Wednesday, February 20, 2008

The Best Star Wars Movie

Let me just put this right out there, since it shocked The Boy when I said it last night: I didn't totally hate 'The Phantom Menace.' I know I'm not supposed to say that, because if you like "Star Wars" you're supposed to hate The Phantom Menace as much as we all hate Ewoks. (And we all do hate Ewoks.)

But I didn't totally hate The Phantom Menace and I didn't even think that Jar-Jar was the worst thing about that movie. The worst thing about The Phantom Menace was that Darth Vader

Spoiler alert

as Anakin Skywalker was approximately six years old and could fly a spaceship and blow things up, and there was just no reason to have him be six years old. He could have been 16, or 20, and still a prodigy. But, no, George Lucas had to have young Darth/Anakin be a Phantom-Menacey version of an Ewok: cute but ferocious. Seriously, would it have been terrible to have Darth Vader be, say, 18 when he discovers all his powers? I know a six-year-old, my nephew. He's not, I grant you, chock full of midichlorians, but he's pretty bright. And when he rode a motorized scooter at Christmas 1 1/2 years ago, he almost crashed it into the car. So I just didn't buy Vader-the-wunderkind. But it was still a pretty good movie and had a lot more backstory and explanation than you find in a lot of science fiction.

With that, though, it was not The Best Star Wars Movie. That comes down to one of the three.

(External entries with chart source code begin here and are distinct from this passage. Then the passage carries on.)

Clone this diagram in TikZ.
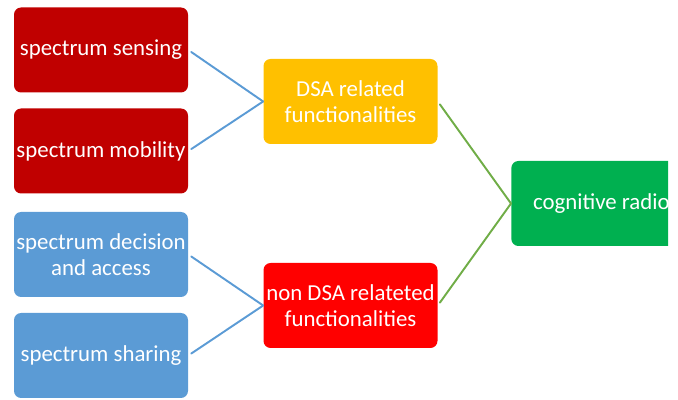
\documentclass[tikz,border=0pt]{standalone}
\usepackage{fontspec}
\setmainfont{Carlito}
\definecolor{boxdarkred}{HTML}{C00000}
\definecolor{boxgold}{HTML}{FFC000}
\definecolor{boxblue}{HTML}{5B9BD5}
\definecolor{boxred}{HTML}{FF0000}
\definecolor{boxgreen}{HTML}{00B050}
\definecolor{lineblue}{HTML}{5B9BD5}
\definecolor{linegreen}{HTML}{70AD47}
\begin{document}
\begin{tikzpicture}[line join=round,line cap=round,font=\fontsize{13}{14.5}\selectfont,
  box/.style={rounded corners=4pt,text=white,align=center,minimum width=3.48cm,minimum height=1.7cm,inner sep=1pt},
  blueline/.style={draw=lineblue,line width=1.1pt,shorten <=2pt},
  greenline/.style={draw=linegreen,line width=1.1pt,shorten <=2pt}]
\useasboundingbox (0,0) rectangle (13.56,8);
\clip (0,0) rectangle (13.36,8); % picture is cut at the right
% left column
\node[box,fill=boxdarkred] (sensing) at (2.02,7.00) {spectrum sensing};
\node[box,fill=boxdarkred] (mobility) at (2.02,4.98) {spectrum mobility};
\node[box,fill=boxblue] (decision) at (2.02,2.91) {spectrum decision\\and access};
\node[box,fill=boxblue] (sharing) at (2.02,0.89) {spectrum sharing};
% middle column
\node[box,fill=boxgold] (dsa) at (7.01,5.97) {DSA related\\functionalities};
\node[box,fill=boxred] (nondsa) at (7.01,1.89) {non DSA relateted\\functionalities};
% right
\node[box,fill=boxgreen,anchor=west,minimum width=3.6cm] (cr) at (10.22,3.93) {cognitive radio};
\draw[blueline] (sensing.east) -- (dsa.west);
\draw[blueline] (mobility.east) -- (dsa.west);
\draw[blueline] (decision.east) -- (nondsa.west);
\draw[blueline] (sharing.east) -- (nondsa.west);
\draw[greenline] (dsa.east) -- (cr.west);
\draw[greenline] (nondsa.east) -- (cr.west);
\end{tikzpicture}
\end{document}
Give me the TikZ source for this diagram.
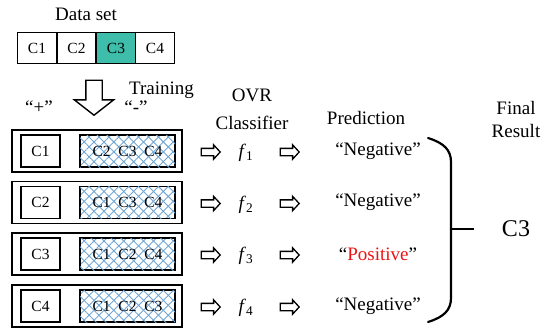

The first one, or one of the two that focused on the dark side of the story: Either The Empire Strikes Back or The Revenge of the Sith-- parts 2 and 6, respectively, of what George Lucas would have you believe was all along going to be a six-part (or maybe 10 part) story.-- even though George Lucas never actually planned it that way and I can prove it.

Let me quickly say why the others don't measure up. Like I said, The Phantom Menace drops out because of KinderVader. Return of the Jedi can't be in the running because of the Ewoks, because of the fireworks at the end, and because of the totally lame resurrection-of-the-Death-Star plot. Attack of the Clones can't be The Best because it has that dumb running-through-the-fields hand-in-hand scene and it felt a little jumpy.

The two that looked at the bad guys, The Empire Strikes Back and Revenge of the Sith are the popular choices for The Best Star Wars Movie, I think because of how dark they are and because the plot just keeps rolling along. And they have a lot going for them -- great fights and good bad guys (does that make sense? "Good bad guys?") being the main things.

But they lacked something. They lacked something that the first movie had.

What they lacked that the original Star Wars had-- and I should note that I'm not going to call Star Wars "A New Hope," because it's just Star Wars. That's what it was when I was a kid and that's what it is now. Just Star Wars. My memory is spotty in a lot of details, like my kids' birthdays, but it is crystal clear on two things: there were never velociraptors when I was a kid (which is how I know they're fake), and it was not called A New Hope when I was a kid.

... I got distracted.

Star Wars had the thrill of being new and naive when it came out. Because here's the thing about these claims that Empire or Revenge is better because of the villains or the plot: they had the same villains, and the plot moved just as quickly in Star Wars as in Empire or Revenge. There were just as many good fights: for every AT-AT attack in Empire, there's a TIE fighter battle in Star Wars. The movies match up fight for fight, villain for villain.

But Star Wars gets downgraded by the Star Snobs, probably because of that newness and naivete. Star Wars, when it came out, was fresh and unheard of, science fiction that wasn't ponderous and slow and technobabble. And it was genuine: just like Luke Skywalker was the farm kid from Tatooine that had never seen the universe and seemed dumb compared to Han Solo, Star Wars was the freshly-scrubbed country bumpkin cousin to Empire and Revenge. It wasn't sophisticated and dark and flashy. It wore its heart on its sleeve and begged you to like it.

And like it I did, and so did all of you, too, if you're being honest. From the initial battle on the spaceship to the end when they got the medals, you thrilled to Star Wars in a way that none of the five sequels could bring out in you. Star Wars was fun, exciting, new. It began one of the greatest storylines in movie history. It introduced us to fresh twists on old characters. It had great lines...

Aren't you a little short for a stormtrooper?

Don't get cocky, kid,

Use the force, Luke.

And great aliens and one of the all-time great doomsday weapons.

It became fashionable later to knock Star Wars and focus on the darker movies. Pessimism always seems cooler than optimism: Han Solo was cooler than Luke. Han Solo worried and grimaced; Luke said taking out the Death Star would be like shooting a womp rat from his 'speeder.

But optimism is better. It's better to look up than look down. Star Wars got us all looking up. And that's why it's The Best Star Wars Movie.